Consider the photos of dinner you see. People share their pictures because they think the presentation is beautiful or they love that dinner, or they want to tell people about a restaurant, or whatever. It is a form of Conspicuous Consumption, i.e., “This is what I had for dinner! Isn’t it [beautiful, healthy, expensive]?”
However, what we post on social media is heavily filtered. It is what you want people to see about you. It isn’t necessarily an accurate or fair representation of your life, but it’s what you want people to see. Not many people post the photos of the cold cereal they ate for dinner because they couldn’t be bothered to go to a restaurant, were too exhausted after work to cook or don’t have grocery money until payday.
What Does it Have to Do with Customer Experience?
Another example of Conspicuous Consumption is the handbag. Now, I don’t carry a purse, nor do I know anything about bags besides what they are and whether my wife has a new one. However, I recognize that there are some super-brand handbags that someone who is passionate about handbags could spot at 20 paces.
Here are the ten most expensive handbags in the world:
Now, if I were to spot a “Marc Jacobs Carolyn Crocodile Handbag” on the street, the cheapest handbag in the video at $38,000, I might think it was interesting, but I would have NO idea that it cost as much as a new car. However, I have friends who would know that and would be impressed by the deep pockets and taste of its carrier.
Research shows that the branding elements on something like a handbag (or other designer fashion items) get larger and larger over time up to a certain price point. However, after that, the branding elements get smaller and smaller.
For example, have you ever seen a Chanel or Coach bag that has big logos all over it? Those are the bags targeted toward the consumer participating in Conspicuous Consumption, meaning the purchaser wants everyone to know it is a bag from Chanel or Coach.
However, the highest end bags do not have large logos plastered all over. On the contrary, the brand logo is almost invisible. This bag targets a more elite set of buyers. They know the Spring line Hermes bag when they see it and how it is different than the Fall line. These buyers who carry the more discretely branded bag are not communicating with everyone; just other in-the-know fashion types.
Getting Conspicuous with Your Customer Experience
You must look for opportunities to turn the Customer Experience into something conspicuous. With Customer Experience, you have to consider your audience, which requires an understanding of what drives them to buy.
● Is it the Conspicuous Consumption element or is it something else?
● What do they want to be conspicuous about and why?
● What does your brand say about the customer that they would want other people to know?
● How can we help these customers achieve their Conspicuous Consumption goals?
Then, design those answers into your experience.
These answers would fall into the hidden drivers category. The parts of your experience that your customers might not even be aware of that influence their behavior. Hidden drivers fall into the subconscious experience.
For example, when I think about a construction work site, I picture the black and yellow of the Caterpillar truck parked there. It says to me that the construction company is building something. It also shows me that they are using proven, well-known equipment, which is a way of saying traditional. It communicates to me a lot about the construction company and the company that hired them to do the work.

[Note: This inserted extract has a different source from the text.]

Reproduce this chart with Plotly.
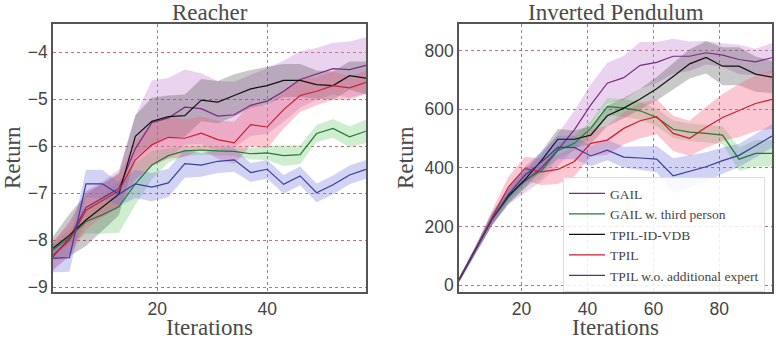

Caterpillar knows this about their brand. These elements are part of what Caterpillar presents in their brand promise: Let’s Do the Work.
How you use social media is also crucial for your Customer Experience. Disney employees will always take your photo with your phone. They do it, so you have an excellent shot to post on your feed taken at their park.
You can design these moments into your experience, too. Consider how you can provide an experience that is photogenic enough for a social media feed, and then train employees to enable that by taking the photos for people.
The need to communicate who you are through what you buy is a concept that has been around for over a century now—and who is to say it wasn’t around before that? Maybe the cavemen who had the most ferocious animal skin as his clothing was seen as the best hunter. We don’t know, of course, because they didn’t have Facebook back then.
The point is, this: We are all conspicuous consumers at some level. If you can harness this concept to design your Customer Experience or brand your product or service, you will be able to enjoy the spoils of success yourself. Which, let’s be honest, is three Mont Blanc pens.